2007年12月,北京。石光強懷抱最后一絲希望找到謝明亮。出示證據之后,石光強涕淚橫流,幾近哽咽:“明亮啊,我寧可相信你也是讓劉婧給騙了。老哥我在圣奧抗戰了八年,我最后得這倆錢,行,我就得著,我沒有其他要求。但人家跟著我在那里奮斗了八年,最后一腳給踢出去了,公平不?”他提出兩個要求:一,讓劉婧退回三個副總的股份;二,劉婧可以保留20%的股權,但必須保證不再過問圣奧。“給人家公平也就完了,咱還想看你的面子,咱給她留一份東西,實際上不是給她留,是給你明亮留,是給孩子留。”

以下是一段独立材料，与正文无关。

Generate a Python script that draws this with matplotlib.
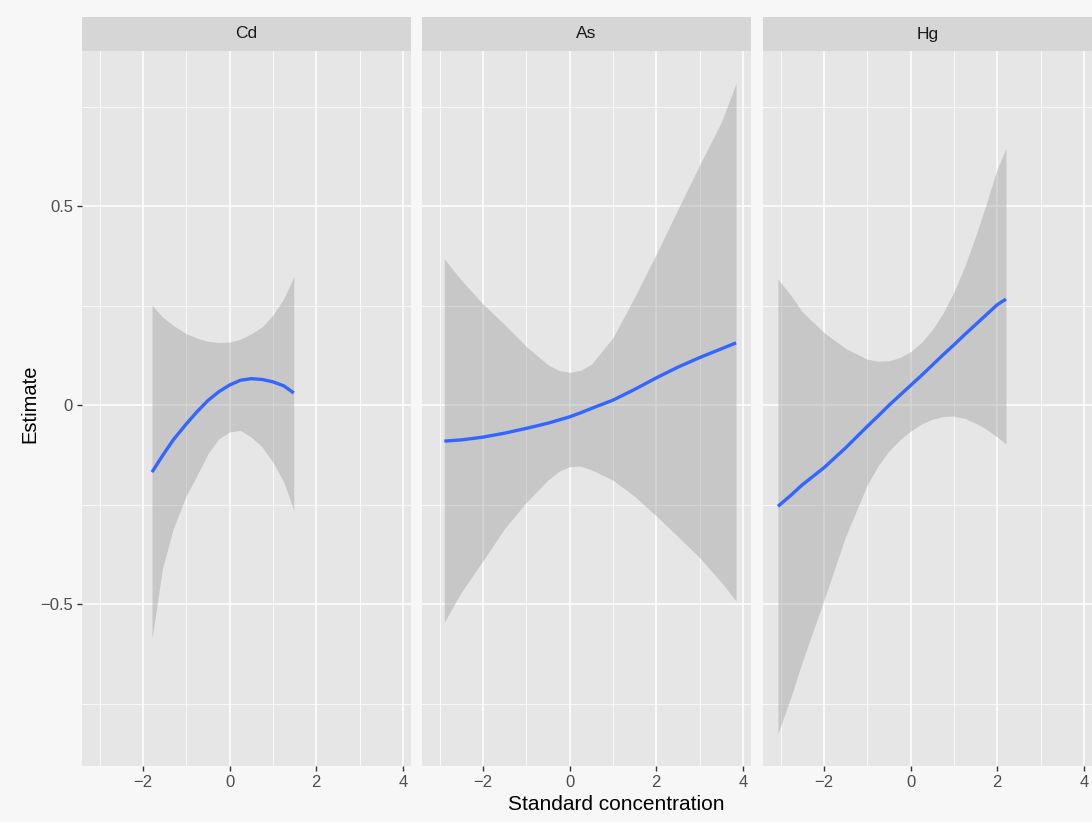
import matplotlib.pyplot as plt
import numpy as np

plt.rcParams['font.family'] = ['Liberation Sans', 'DejaVu Sans']

# values
panels = ['Cd', 'As', 'Hg']

cd_x = [-1.79, -1.55, -1.3, -1.0, -0.75, -0.5, -0.25, 0.0, 0.25, 0.5, 0.75, 1.0, 1.25, 1.48]
cd_fit = [-0.168, -0.127, -0.087, -0.047, -0.016, 0.012, 0.034, 0.051, 0.063, 0.067, 0.065, 0.059, 0.049, 0.031]
cd_upper = [0.252, 0.222, 0.201, 0.180, 0.169, 0.161, 0.158, 0.159, 0.166, 0.180, 0.197, 0.227, 0.268, 0.323]
cd_lower = [-0.587, -0.411, -0.310, -0.227, -0.176, -0.122, -0.084, -0.067, -0.063, -0.080, -0.105, -0.143, -0.193, -0.264]

as_x = [-2.89, -2.5, -2.0, -1.5, -1.0, -0.5, -0.25, 0.0, 0.25, 0.5, 1.0, 1.5, 2.0, 2.5, 3.0, 3.5, 3.84]
as_fit = [-0.090, -0.087, -0.080, -0.070, -0.058, -0.045, -0.037, -0.029, -0.019, -0.008, 0.013, 0.040, 0.069, 0.096, 0.120, 0.142, 0.157]
as_upper = [0.368, 0.315, 0.255, 0.203, 0.148, 0.102, 0.088, 0.083, 0.088, 0.103, 0.170, 0.272, 0.380, 0.493, 0.604, 0.712, 0.809]
as_lower = [-0.545, -0.470, -0.391, -0.310, -0.244, -0.188, -0.166, -0.154, -0.153, -0.162, -0.188, -0.229, -0.278, -0.330, -0.383, -0.445, -0.492]

hg_x = [-3.06, -2.75, -2.5, -2.0, -1.5, -1.0, -0.75, -0.5, -0.25, 0.0, 0.25, 0.5, 0.75, 1.0, 1.25, 1.5, 1.75, 2.0, 2.2]
hg_fit = [-0.254, -0.225, -0.200, -0.157, -0.107, -0.053, -0.027, 0.0, 0.025, 0.050, 0.075, 0.101, 0.127, 0.152, 0.178, 0.203, 0.228, 0.253, 0.267]
hg_upper = [0.317, 0.275, 0.235, 0.183, 0.143, 0.116, 0.111, 0.112, 0.120, 0.135, 0.158, 0.190, 0.232, 0.285, 0.350, 0.425, 0.508, 0.595, 0.645]
hg_lower = [-0.825, -0.730, -0.645, -0.490, -0.330, -0.200, -0.152, -0.115, -0.087, -0.065, -0.047, -0.035, -0.028, -0.027, -0.033, -0.045, -0.060, -0.080, -0.097]

xs = [cd_x, as_x, hg_x]
fits = [cd_fit, as_fit, hg_fit]
uppers = [cd_upper, as_upper, hg_upper]
lowers = [cd_lower, as_lower, hg_lower]

x_major = [-2, 0, 2, 4]
x_minor = [-3, -1, 1, 3]
y_major = [-0.5, 0, 0.5]
y_minor = [-0.75, -0.25, 0.25, 0.75]

# ggplot style 5% expansion of the shared scales
allx = np.concatenate([np.array(v) for v in xs])
ally = np.concatenate([np.array(v) for v in uppers + lowers])
xr = allx.max() - allx.min()
yr = ally.max() - ally.min()
xlim = (allx.min() - 0.05 * xr, allx.max() + 0.05 * xr)
ylim = (ally.min() - 0.05 * yr, ally.max() + 0.05 * yr)

W, H = 1092, 822
fig = plt.figure(figsize=(W / 100, H / 100), dpi=100, facecolor='#f7f7f7')

lefts = [82, 422, 763]
pw = 329
top, strip_top, bottom = 51, 17, 766

for i, name in enumerate(panels):
    ax = fig.add_axes([lefts[i] / W, 1 - bottom / H, pw / W, (bottom - top) / H])
    ax.set_facecolor('#e6e6e6')
    for s in ax.spines.values():
        s.set_visible(False)
    ax.set_xlim(xlim)
    ax.set_ylim(ylim)
    ax.set_xticks(x_major)
    ax.set_xticks(x_minor, minor=True)
    ax.set_yticks(y_major)
    ax.set_yticks(y_minor, minor=True)
    ax.grid(which='major', color='white', linewidth=1.1)
    ax.grid(which='minor', color='white', linewidth=0.55)
    ax.set_axisbelow(True)
    ax.tick_params(which='minor', length=0)
    ax.tick_params(which='major', length=3.5, width=1.0, color='#333333',
                   labelcolor='#4d4d4d', labelsize=12, pad=3)
    ax.set_xticklabels(['\u22122', '0', '2', '4'])
    if i == 0:
        ax.set_yticklabels(['\u22120.5', '0', '0.5'])
    else:
        ax.tick_params(axis='y', which='both', left=False, labelleft=False)

    ax.fill_between(xs[i], lowers[i], uppers[i], color='#999999', alpha=0.4, linewidth=0)
    ax.plot(xs[i], fits[i], color='#3366FF', linewidth=2.4, solid_capstyle='butt')

    sax = fig.add_axes([lefts[i] / W, 1 - top / H, pw / W, (top - strip_top) / H])
    sax.set_facecolor('#d6d6d6')
    sax.set_xticks([])
    sax.set_yticks([])
    for s in sax.spines.values():
        s.set_visible(False)
    sax.text(0.5, 0.5, name, ha='center', va='center', fontsize=12.5, color='#1a1a1a',
             transform=sax.transAxes)

fig.text(616 / W, 1 - 804 / H, 'Standard concentration', ha='center', va='center',
         fontsize=15, color='black')
fig.text(30 / W, 1 - 404 / H, 'Estimate', ha='center', va='center', rotation=90,
         fontsize=14.5, color='black')

fig.savefig('out.png', dpi=100, facecolor=fig.get_facecolor())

謝明亮的回答是:“老哥你不用說了,你的大恩大德大情大意,你我弟兄情誼來日方長。”
隨后,劉婧同意馬上回到上海召開股東會退還股份。
誰知就在石光強們一心等待的時候,劉婧玩起了失蹤。出離憤怒的他們不得不以經濟詐騙為由,一紙訴狀將劉婧起訴到上海市浦東新區人民法院。2008年1月21日,正當上海方面準備開庭,劉婧反以“職務侵占”罪舉報石光強,將他送進了荷澤拘留所。于是經濟詐騙案因石光強被捕,以原告撤訴處理。
尾聲
石光強被捕后,2008年2月1日,圣奧集團出資1000萬元,前往菏澤市工商局登記注冊山東凱雷圣奧化工有限公司。凱雷圣奧聲稱擁有原圣奧旗下企業100%股權,其法人代表全部由劉婧變更為王昊。同時圣奧公司的房產、土地全部已過戶到凱雷圣奧名下,所有專利權及其他無形資產也全部轉移到凱雷圣奧。

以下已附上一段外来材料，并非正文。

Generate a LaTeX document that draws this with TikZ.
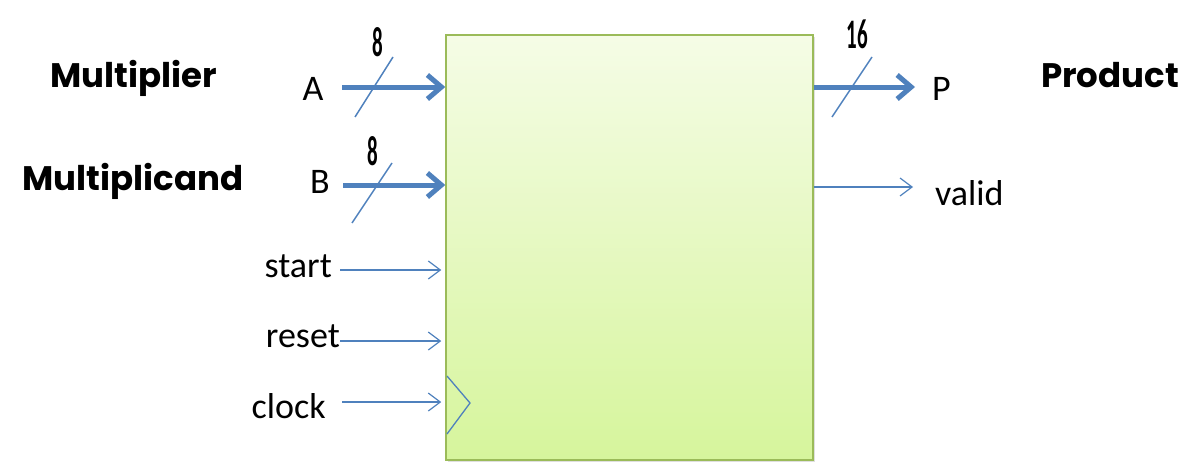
\documentclass[tikz,border=0pt]{standalone}
\usepackage{fontspec}
\setmainfont{Carlito}
\newfontfamily\boldgeo{Poppins}[UprightFont=* Bold]
\usetikzlibrary{arrows.meta,shadows}
\definecolor{wireblue}{HTML}{4F81BD}
\definecolor{boxedge}{HTML}{9BBB59}
\definecolor{boxtop}{HTML}{F5FCE6}
\definecolor{boxbot}{HTML}{D6F59C}
\tikzset{
  bus/.style={wireblue, line width=5pt, -{Straight Barb[length=14pt,width=24pt]}},
  wire/.style={wireblue, line width=1.2pt, -{Straight Barb[length=12pt,width=18pt]}},
  slash/.style={wireblue, line width=1.5pt},
  sig/.style={font=\fontsize{36}{36}\selectfont, inner sep=0pt},
  title/.style={font=\boldgeo\fontsize{34}{34}\selectfont, inner sep=0pt},
  width/.style={font=\bfseries\fontsize{42}{42}\selectfont, inner sep=0pt}
}
\newcommand{\segnum}[1]{\scalebox{0.5}[1]{#1}}
\begin{document}
\begin{tikzpicture}[x=1pt,y=-1pt]
\useasboundingbox (0,0) rectangle (1202,471);
\node[draw=boxedge, line width=1.5pt, top color=boxtop, bottom color=boxbot,
  minimum width=367pt, minimum height=425pt, inner sep=0pt,
  drop shadow={opacity=0.25, shadow xshift=2pt, shadow yshift=-2pt}] (box) at (629.5,247.5) {};
% titles
\node[title, anchor=base] (tmul) at (134,87) {Multiplier};
\node[title, anchor=base] (tmcd) at (133,190) {Multiplicand};
\node[title, anchor=base] (tprod) at (1110,87) {Product};
% signal labels
\node[sig, anchor=base] (lA) at (313,100) {A};
\node[sig, anchor=base] (lB) at (320,193) {B};
\node[sig, anchor=base east] (lstart) at (332,277) {start};
\node[sig, anchor=base east] (lreset) at (340,347) {reset};
\node[sig, anchor=base east] (lclock) at (326,418) {clock};
\node[sig, anchor=base west] (lP) at (932,100) {P};
\node[sig, anchor=base west] (lvalid) at (935,205) {valid};
% wires
\coordinate (aS) at (342,87);
\coordinate (bS) at (343,185);
\coordinate (sS) at (340,270);
\coordinate (rS) at (340,341);
\coordinate (cS) at (342,402);
\coordinate (pE) at (915,87);
\coordinate (vE) at (913,187);
\draw[bus] (aS) -- (aS -| box.west);
\draw[bus] (bS) -- (bS -| box.west);
\draw[wire] (sS) -- ([xshift=-4pt]sS -| box.west);
\draw[wire] (rS) -- ([xshift=-4pt]rS -| box.west);
\draw[wire] (cS) -- ([xshift=-4pt]cS -| box.west);
\draw[bus] (pE -| box.east) -- (pE);
\draw[wire] (vE -| box.east) -- (vE);
% bus width slashes
\coordinate (a1) at (355,117); \coordinate (a2) at (393,57);
\coordinate (b1) at (352,223); \coordinate (b2) at (392,163);
\coordinate (p1) at (832,117); \coordinate (p2) at (872,57);
\draw[slash] (a1) -- (a2);
\draw[slash] (b1) -- (b2);
\draw[slash] (p1) -- (p2);
\node[width, anchor=base] (wA) at (378,56) {\segnum{8}};
\node[width, anchor=base] (wB) at (373,165) {\segnum{8}};
\node[width, anchor=base] (wP) at (857,48) {\segnum{16}};
% clock triangle
\coordinate (k1) at (447,376); \coordinate (k2) at (470,403); \coordinate (k3) at (447,434);
\draw[wireblue, line width=1.3pt] (k1) -- (k2) -- (k3);
\end{tikzpicture}
\end{document}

4月8日,凱雷圣奧向菏澤市外經貿局提出被收購申請,急于向“在香港注冊”的“凱雷”(據記者調查,此“凱雷”并非美國著名投資機構凱雷)公司轉讓股權。盡管這份引資申請被緊急叫停,難保凱雷圣奧不會通過其他方式套現或是轉移資產。這家行業隱形冠軍企業,無疑正處在風雨飄渺之中。
而此時的石光強,只能在一方小小天地中,等待自己未知的命運。
記者手記:
改革的歷史有時是輛含淚帶血呼嘯前行的火車頭。不可否認,在中國三十年改革過程之中,資本積累有個原罪問題。然而不摸著石頭過河,不越雷池半步,也不可能有今天的局面。這是一個悖論。過分糾結于原罪問題,往往會導致畏手畏腳或是對權力的過分迷信。本文主人公石光強,無疑兩者皆有之。而這正是他墜入所謂圈套的根本原因。
因文中人物關系復雜,資料海量,并且除去搜集劉婧身份資料部分,采訪主要源自石光強及其周邊人士的單方面描述,事實上仍有不少疑點及當事者諱言處。故記者數次撥打謝明亮及劉婧手機,無奈均被告知無法接通。所幸仍有石光強與謝明亮、劉婧對話錄音作為佐證。
編 輯 彭子珂
E-mail:pzk@shangjie.biz
鏈接:
1.橡膠助劑行業:專家認為,從長期趨勢來看,橡膠助劑這樣高污染的行業轉移到中國已成必然。山東圣奧作為行業隱形冠軍,是全國最大的橡膠助劑生產企業。2007年銷售收入超過15億元
人民幣,利稅近3億元。
2.“337”調查:2005年1月,美國化工巨頭FLEXSYS公司在美國聯邦北俄亥俄地區法院提起專利侵權訴訟。當年2月,向ITC(即國際貿易中心)申請依據美國關稅法第337條提起調查要求,指稱山東圣奧、韓國錦湖及其他有關企業侵犯了其擁有的三項美國專利,并申請對由專利方法制成的中間體4-ADPA、由4-ADPA制成的防老劑6PPD,及其下游產品如輪胎等,對美國的進口頒發永久有限排除令和禁止令。因受該調查案影響,圣奧三年未能進入美國市場。今年6月30日,ITC撤銷對圣奧產品的“有限排除令”。